Conséquences concrètes d’un assemblage mal mené
Mauvais équilibre en bouche : une expérience gâchée
L’équilibre est la pierre angulaire de tout vin réussi. Un rouge à la structure bancale – tanins asséchants, acidité volatile, chaleur alcoolique dominante – devient vite fatigant à la dégustation.
Prenons l’exemple du millésime 2013 à Bordeaux. Année difficile, avec des maturités hétérogènes. La tentation d’assembler pour masquer des défauts a débouché sur des vins dissociés, jugés sévèrement par la presse spécialisée, tels que Wine Advocate ou La Revue du Vin de France, pointant un manque d’harmonie dans plus de 35 % des cuvées testées.
Un assemblage « trop Merlot » sur la rive gauche, par réaction à une faible maturité du cabernet, a pu donner des vins courts ou mous. À l’inverse, sur-mesurer le cabernet en année verte donne des notes astringentes difficilement intégrables.
Dérive aromatique et perte de complexité
La réussite d’un grand Bordeaux repose sur la synergie aromatique de ses cépages. Un déséquilibre – par excès de cabernet sauvignon ou insuffisance de petit verdot, par exemple – mène à un profil appauvri. Cela se traduit par :
- Des arômes mono-cépage, manquant d’amplitude et de profondeur.
- Des dominantes végétales (poivron, herbe coupée) provenant notamment d’une extraction poussée sur un cabernet peu mûr, comme observé dans les vins de certaines années fraîches (source : Institut des Sciences de la Vigne et du Vin de Bordeaux).
- Un boisé disproportionné – addition de lots trop marqués par le fût neuf pour compenser le manque de matière première.
La hiérarchie aromatique s’estompe alors, et l’identité de l’appellation devient brouillée. Les talons d’Achille d’un mauvais assemblage sont peu rattrapables lors du vieillissement.

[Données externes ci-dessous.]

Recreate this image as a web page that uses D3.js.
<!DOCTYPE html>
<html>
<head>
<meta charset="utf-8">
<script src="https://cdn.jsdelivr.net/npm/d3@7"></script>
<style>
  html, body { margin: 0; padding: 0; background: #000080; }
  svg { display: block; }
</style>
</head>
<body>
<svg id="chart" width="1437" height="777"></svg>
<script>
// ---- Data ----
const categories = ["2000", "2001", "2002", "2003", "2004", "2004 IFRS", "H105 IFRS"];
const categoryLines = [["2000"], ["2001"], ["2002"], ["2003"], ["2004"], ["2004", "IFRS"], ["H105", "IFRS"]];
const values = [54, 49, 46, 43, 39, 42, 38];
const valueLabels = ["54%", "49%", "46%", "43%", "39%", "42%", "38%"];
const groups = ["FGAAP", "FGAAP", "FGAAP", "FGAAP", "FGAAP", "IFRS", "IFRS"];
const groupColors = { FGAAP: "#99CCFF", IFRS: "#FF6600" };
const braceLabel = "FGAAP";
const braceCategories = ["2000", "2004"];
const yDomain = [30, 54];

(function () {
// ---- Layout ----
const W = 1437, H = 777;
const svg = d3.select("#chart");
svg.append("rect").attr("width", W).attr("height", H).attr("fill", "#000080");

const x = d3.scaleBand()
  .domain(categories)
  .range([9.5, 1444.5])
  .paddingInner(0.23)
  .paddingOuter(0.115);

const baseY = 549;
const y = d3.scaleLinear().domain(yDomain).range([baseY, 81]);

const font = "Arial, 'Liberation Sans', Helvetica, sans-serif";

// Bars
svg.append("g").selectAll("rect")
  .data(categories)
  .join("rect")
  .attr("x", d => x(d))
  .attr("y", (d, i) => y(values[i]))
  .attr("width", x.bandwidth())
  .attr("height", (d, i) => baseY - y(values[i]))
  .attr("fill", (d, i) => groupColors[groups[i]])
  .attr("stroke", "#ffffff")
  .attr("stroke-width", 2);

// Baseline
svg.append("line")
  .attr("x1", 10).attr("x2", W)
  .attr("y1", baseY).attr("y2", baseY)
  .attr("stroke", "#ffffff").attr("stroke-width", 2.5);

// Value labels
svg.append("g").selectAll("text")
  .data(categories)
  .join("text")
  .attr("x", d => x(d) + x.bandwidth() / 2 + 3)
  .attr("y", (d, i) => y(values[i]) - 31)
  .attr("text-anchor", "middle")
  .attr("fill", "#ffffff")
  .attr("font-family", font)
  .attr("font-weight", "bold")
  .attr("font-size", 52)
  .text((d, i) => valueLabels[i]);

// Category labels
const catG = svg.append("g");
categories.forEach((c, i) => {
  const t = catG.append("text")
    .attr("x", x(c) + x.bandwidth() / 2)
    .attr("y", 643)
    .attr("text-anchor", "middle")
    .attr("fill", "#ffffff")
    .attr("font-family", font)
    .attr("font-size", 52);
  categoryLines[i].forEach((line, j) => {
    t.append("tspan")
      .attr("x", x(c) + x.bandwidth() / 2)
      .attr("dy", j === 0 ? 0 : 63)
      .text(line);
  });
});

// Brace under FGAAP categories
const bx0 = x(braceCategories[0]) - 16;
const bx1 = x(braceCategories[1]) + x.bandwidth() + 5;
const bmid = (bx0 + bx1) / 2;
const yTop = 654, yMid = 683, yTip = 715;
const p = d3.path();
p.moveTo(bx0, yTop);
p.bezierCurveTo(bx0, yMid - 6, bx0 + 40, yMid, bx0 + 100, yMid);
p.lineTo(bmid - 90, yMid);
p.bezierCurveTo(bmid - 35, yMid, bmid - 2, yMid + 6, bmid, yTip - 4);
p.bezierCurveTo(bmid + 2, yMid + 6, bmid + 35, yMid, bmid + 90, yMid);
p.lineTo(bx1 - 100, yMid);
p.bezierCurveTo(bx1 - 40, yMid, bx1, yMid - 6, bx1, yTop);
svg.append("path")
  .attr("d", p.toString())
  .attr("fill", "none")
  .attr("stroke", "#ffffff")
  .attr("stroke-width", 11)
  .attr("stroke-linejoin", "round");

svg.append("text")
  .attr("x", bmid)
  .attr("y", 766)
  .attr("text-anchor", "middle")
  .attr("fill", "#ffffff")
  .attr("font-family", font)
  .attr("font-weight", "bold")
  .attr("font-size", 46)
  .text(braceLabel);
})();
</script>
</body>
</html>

Problèmes de garde et oxydation prématurée
Un assemblage mal pensé peut s’avérer dramatique au vieillissement. La capacité d’un Bordeaux à évoluer favorablement 10, 20 ou 30 ans dépend de la résistance de sa structure à l’oxydation.
Un exemple célèbre : le Bordeaux du millésime 1977, marqué par son climat humide et des assemblages hâtifs, s’est avéré instable et sensible à l’oxydation après 5-7 ans, là où les grands millésimes (1982, 2000) gagnent en élégance sur plusieurs décennies.

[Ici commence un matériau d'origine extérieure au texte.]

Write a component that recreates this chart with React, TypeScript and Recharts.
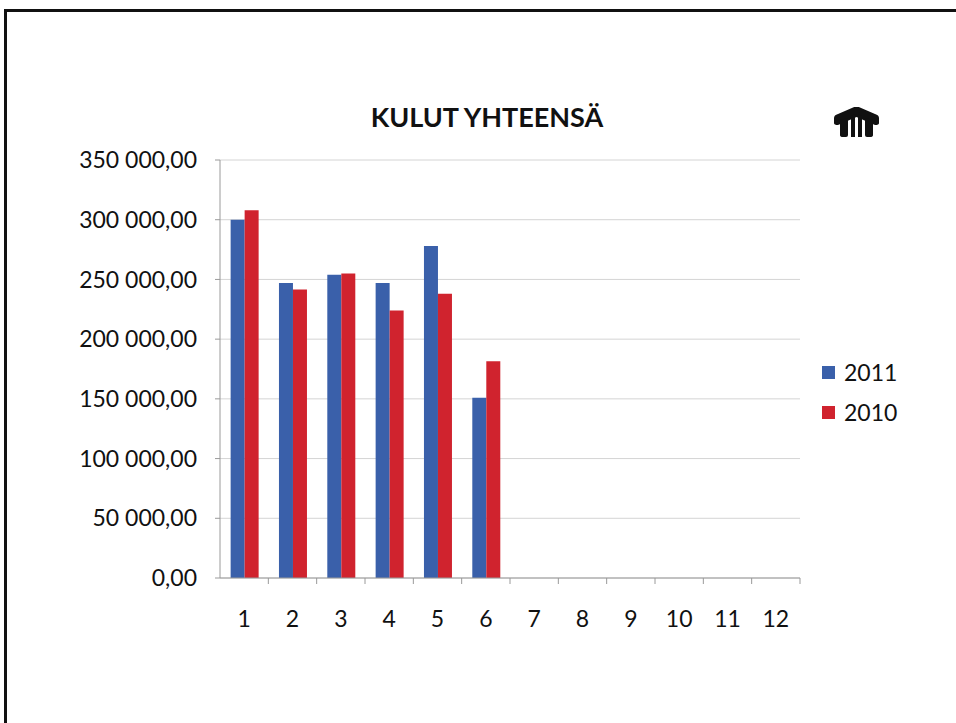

Un vin dont l’équilibre tanins/acidité/alcool n’est pas maîtrisé s’affaiblit face à l’oxygène : évolution accélérée, perte de fraîcheur, notes de pruneau prématurées. Ces défauts, largement documentés dans les suivis analytiques de l’INRAE Bordeaux, se retrouvent dans les lots produits en urgence ou dans un contexte de vendanges difficiles.
Banalisation et effacement du terroir
Un mauvais assemblage conduit à l’uniformisation. Sous la pression commerciale, il arrive que l’on standardise les profils pour coller à un « goût du marché » au détriment de l’expression du lieu.
Cela se traduit par :
- Des vins sans caractère distinctif, indistincts d’une appellation ou d’un millésime à l’autre.

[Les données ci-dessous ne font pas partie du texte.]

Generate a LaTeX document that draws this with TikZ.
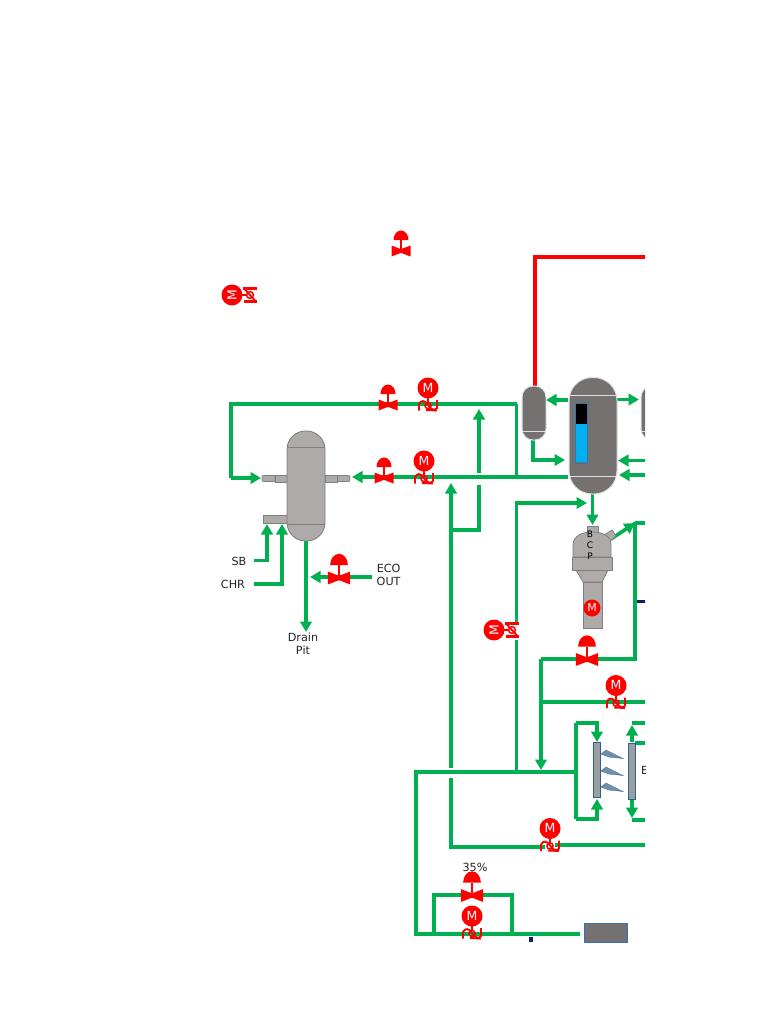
\documentclass[tikz,border=0pt]{standalone}
\usepackage{fontspec}
\setmainfont{DejaVu Sans}
\usetikzlibrary{arrows.meta,calc}
\definecolor{pipe}{HTML}{00B050}
\definecolor{darkv}{HTML}{767171}
\definecolor{lightv}{HTML}{AEAAAA}
\definecolor{edgev}{HTML}{7F7F7F}
\definecolor{redv}{HTML}{FF0000}
\definecolor{bluee}{HTML}{2E75B6}
\definecolor{cyanl}{HTML}{00B0F0}
\definecolor{navyb}{HTML}{0B1F65}
\definecolor{finc}{HTML}{6F8FAF}
\tikzset{
  pipeline/.style={draw=pipe,line width=3.6pt,line join=miter},
  flow/.style={pipeline,-{Triangle[length=10.5pt,width=11.5pt]}},
  redline/.style={draw=redv,line width=3.4pt},
  lab/.style={font=\fontsize{11.2}{13}\selectfont,align=center,inner sep=0pt,text=black!85},
  plate/.style={fill=black!38,draw=bluee!85!black,line width=1pt},
  fin/.style={fill=finc,draw=finc!70!black,line width=.4pt},
  vesselD/.style={fill=darkv,draw=black!12,line width=1pt},
  vesselL/.style={fill=lightv,draw=edgev,line width=.9pt},
  gatevalve/.pic={
    \fill[redv] (-9.5,-5.5) -- (-1,-2.2) -- (1,-2.2) -- (9.5,-5.5) -- (9.5,5.5) -- (1,2.2) -- (-1,2.2) -- (-9.5,5.5) -- cycle;
    \draw[redv,line width=1.7pt] (0,0) -- (0,-11);
    \fill[redv] (-7.5,-11) arc[start angle=180,end angle=360,x radius=7.5,y radius=9.5] -- cycle;
  },
  motorvalve/.pic={
    \draw[redv,line width=1.6pt] (0,-7) -- (0,-2);
    \draw[redv,line width=1.9pt] (-9,5.5) -- (-9,-1) .. controls (-7,-5) and (-3,-5) .. (0,0) .. controls (3,5) and (7,6) .. (9,3) -- (9,-5);
    \draw[redv,line width=1.5pt] (0,0.5) circle[radius=3.1];
    \draw[redv,line width=1.9pt] (-2,5) -- (9,5.5);
    \fill[redv] (0,-17) circle[radius=10.5];
    \node[text=white,inner sep=0pt,font=\fontsize{12.5}{12.5}\selectfont] at (0,-17.5) {M};
  },
  motorvalveB/.pic={
    \draw[redv,line width=1.6pt] (0,-3) -- (0,-9);
    \draw[redv,line width=2.1pt] (-6.5,-6) -- (-6.5,7) (6.5,-7) -- (6.5,7);
    \draw[redv,line width=1.8pt] (-6.5,6) -- (6.5,-6);
    \draw[redv,line width=1.5pt] (0,0) circle[radius=3.4];
    \fill[redv] (0,-18) circle[radius=10.5];
    \node[text=white,inner sep=0pt,font=\fontsize{12.5}{12.5}\selectfont,rotate=90] at (0,-18) {M};
  },
}
\begin{document}
\begin{tikzpicture}[x=1pt,y=-1pt]
\useasboundingbox (0,0) rectangle (768,1024);
\fill[white] (0,0) rectangle (768,1024);
% named pipe points
\coordinate (tl) at (231,404);
\coordinate (tr) at (516.5,404);
\coordinate (dl) at (231,478);
\coordinate (sepin) at (261,478);
\coordinate (main) at (568,477);
\coordinate (mainj) at (516.5,477);
\coordinate (sepout) at (352,477);
\coordinate (ua) at (479,473);
\coordinate (ub) at (479,409);
\coordinate (la) at (479,485);
\coordinate (lb) at (479,530);
\coordinate (lc) at (451,530);
\coordinate (ld) at (451,483);
\coordinate (le) at (451,768);
\coordinate (lf) at (451,778);
\coordinate (lg) at (451,847);
\coordinate (lh) at (545,847);
\coordinate (li) at (555,845);
\coordinate (bcpin) at (587,503);
\coordinate (ba) at (516.5,503);
\coordinate (bb) at (516.5,622);
\coordinate (bc) at (516.5,640);
\coordinate (bd) at (516.5,772);
\coordinate (hl) at (416,772);
\coordinate (hr) at (576,772);
\coordinate (hb) at (416,934);
\coordinate (bh) at (580,934);
\coordinate (ma) at (434,934);
\coordinate (mb) at (434,895);
\coordinate (mc) at (512,895);
\coordinate (md) at (512,934);
\coordinate (vt) at (576,723);
\coordinate (vb) at (576,819);
\begin{scope}
\clip (0,0) rectangle (645,1024);
% pipes
\draw[pipeline] (tr) -- (tl) -- (dl);
\draw[flow] (dl) -- (sepin);
\draw[pipeline] (tr) -- (mainj);
\draw[flow] (main) -- (sepout);
\draw[flow] (ua) -- (ub);
\draw[pipeline] (la) -- (lb) -- (lc);
\draw[flow] (le) -- (ld);
\draw[pipeline] (lf) -- (lg) -- (lh);
\draw[pipeline] (li) -- (650,845);
\draw[flow] (bb) -- (ba) -- (bcpin);
\draw[pipeline] (bc) -- (bd);
\draw[pipeline] (hr) -- (hl) -- (hb) -- (bh);
\draw[pipeline] (ma) -- (mb) -- (mc) -- (md);
\draw[pipeline] (vt) -- (vb);
\draw[flow] (vt) -- (597,723) -- (597,742);
\draw[flow] (vb) -- (597,819) -- (597,799);
\draw[flow] (632,742) -- (632,725);
\draw[pipeline] (632,723) -- (650,723);
\draw[pipeline] (635,743) -- (650,743);
\draw[flow] (632,799) -- (632,818);
\draw[pipeline] (632,820) -- (650,820);
\draw[flow] (254,560.5) -| (267,524);
\draw[flow] (254,584) -| (282,524);
\draw[flow] (372,577) -- (310,577);
\draw[flow] (306,541) -- (306,632);
\draw[flow] (568,400) -- (546,400);
\draw[flow] (617,399.5) -- (639,399.5);
\draw[flow] (533,439) -- (533,460) -- (565,460);
\draw[flow] (650,460.5) -- (618,460.5);
\draw[flow] (650,475) -- (619,475);
\draw[flow] (592.5,494) -- (592.5,525);
\draw[flow] (611,539) -- (635,523);
\draw[pipeline] (635,523) -- (650,523);
\draw[pipeline] (635,522) -- (635,659) -- (541,659);
\draw[flow] (541,659) -- (541,770);
\draw[pipeline] (541,702) -- (650,702);
\draw[redline] (535,387) -- (535,257) -- (650,257);
% left separator
\fill[lightv,draw=edgev,line width=.8pt] (262,478.5) .. controls (262,475.5) .. (265,475.5) -- (275,475.5) -- (275,481.5) -- (265,481.5) .. controls (262,481.5) .. (262,478.5) -- cycle;
\fill[lightv,draw=edgev,line width=.8pt] (350,478.5) .. controls (350,475.5) .. (347,475.5) -- (337,475.5) -- (337,481.5) -- (347,481.5) .. controls (350,481.5) .. (350,478.5) -- cycle;
\draw[vesselL] (275,475.5) rectangle (288,482.5);
\draw[vesselL] (325,475.5) rectangle (337,482.5);
\draw[vesselL] (263,515.5) rectangle (288,523);
\draw[vesselL,rounded corners=18.5pt] (287,431) rectangle (325,541);
\draw[edgev,line width=.8pt] (287,447.5) -- (325,447.5) (287,524) -- (325,524);
% small vessel
\draw[vesselD,rounded corners=11pt] (522,386) rectangle (546,440);
\draw[black!12,line width=.8pt] (522,431) -- (546,431);
% main drum
\draw[vesselD,rounded corners=23pt] (569,377.5) rectangle (617,494);
\draw[black!12,line width=.8pt] (569,395) -- (617,395) (569,476) -- (617,476);
\fill[black] (575,403) rectangle (587,424);
\fill[cyanl] (575,424) rectangle (587,462);
\draw[bluee,line width=1pt] (575,403) rectangle (587,463);
% right vessel
\draw[vesselD,rounded corners=11pt] (641,386) rectangle (665,440);
\draw[black!12,line width=.8pt] (641,431) -- (665,431);
% BCP
\draw[vesselL,line width=.8pt] (587,526) rectangle (598,534);
\draw[vesselL,line width=.8pt] (604,535) -- (612,530) -- (616,536) -- (609,542) -- cycle;
\draw[vesselL,line width=.8pt] (573,557) -- (573,545) .. controls (573,536) and (582,532) .. (592,532) .. controls (603,532) and (611,536) .. (611,545) -- (611,557) -- cycle;
\draw[vesselL,line width=.8pt] (576,570) -- (608,570) -- (602,582) -- (583,582) -- cycle;
\draw[vesselL,line width=.8pt] (583,582) rectangle (602,628);
\draw[vesselL,line width=.8pt] (572,557) rectangle (612,570);
\node[inner sep=0pt,font=\fontsize{9}{9}\selectfont] (bcpB) at (590,534.5) {B};
\node[inner sep=0pt,font=\fontsize{9}{9}\selectfont] (bcpC) at (590,545.5) {C};
\node[inner sep=0pt,font=\fontsize{9}{9}\selectfont] (bcpP) at (590,556) {P};
\fill[redv] (592,608) circle[radius=8.5];
\node[text=white,inner sep=0pt,font=\fontsize{11}{11}\selectfont] (bcpM) at (592,607.5) {M};
% exchanger
\draw[plate] (593,742.5) rectangle (600,797.5);
\draw[plate] (628,743.5) rectangle (635,799);
\foreach \yy/\xa in {750/601,767/601,783/601}{
  \draw[fin] (\xa,\yy+4) -- (\xa+5,\yy) -- (\xa+22,\yy+8.5) -- (\xa+8,\yy+7) -- cycle;
}
\node[lab,anchor=west] (Elab) at (641,770) {E};
% navy bits and bottom box
\fill[navyb] (637,600) rectangle (650,602.5);
\fill[navyb] (529,937) rectangle (532.5,942);
\draw[fill=darkv,draw=bluee,line width=.8pt] (584.5,923.5) rectangle (627,942);
% valves
\pic at (401,251) {gatevalve};
\pic at (388,405) {gatevalve};
\pic at (384,478) {gatevalve};
\pic[scale=1.18] at (339,578) {gatevalve};
\pic[scale=1.18] at (587,659.5) {gatevalve};
\pic[scale=1.18] at (472,895.5) {gatevalve};
\pic at (428,405) {motorvalve};
\pic at (424,478) {motorvalve};
\pic at (616,702.5) {motorvalve};
\pic at (550,845.5) {motorvalve};
\pic at (472,933) {motorvalve};
\pic[rotate=90] at (250,295) {motorvalveB};
\pic[rotate=90] at (512,630) {motorvalveB};
% labels
\node[lab] (sb) at (239,561) {SB};
\node[lab] (chr) at (233,584.5) {CHR};
\node[lab,anchor=west] (eco) at (376.5,575) {ECO\\OUT};
\node[lab] (drain) at (303,644) {Drain\\Pit};
\node[lab] (pct) at (475,867.5) {35\%};
\end{scope}
\end{tikzpicture}
\end{document}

- Un effacement de la signature du sol, notamment si l’on surdose un cépage pour masquer les faiblesses d’un autre.
- La disparition d’arômes subtils (épices, truffe, mine de crayon sur les graves bordelaises) au profit d’arômes boisés communs et surfaits.
Cette tendance à l’uniformisation est régulièrement dénoncée par des critiques comme Jancis Robinson ou Decanter qui rappellent la supériorité des vins respectant leur identité de terroir.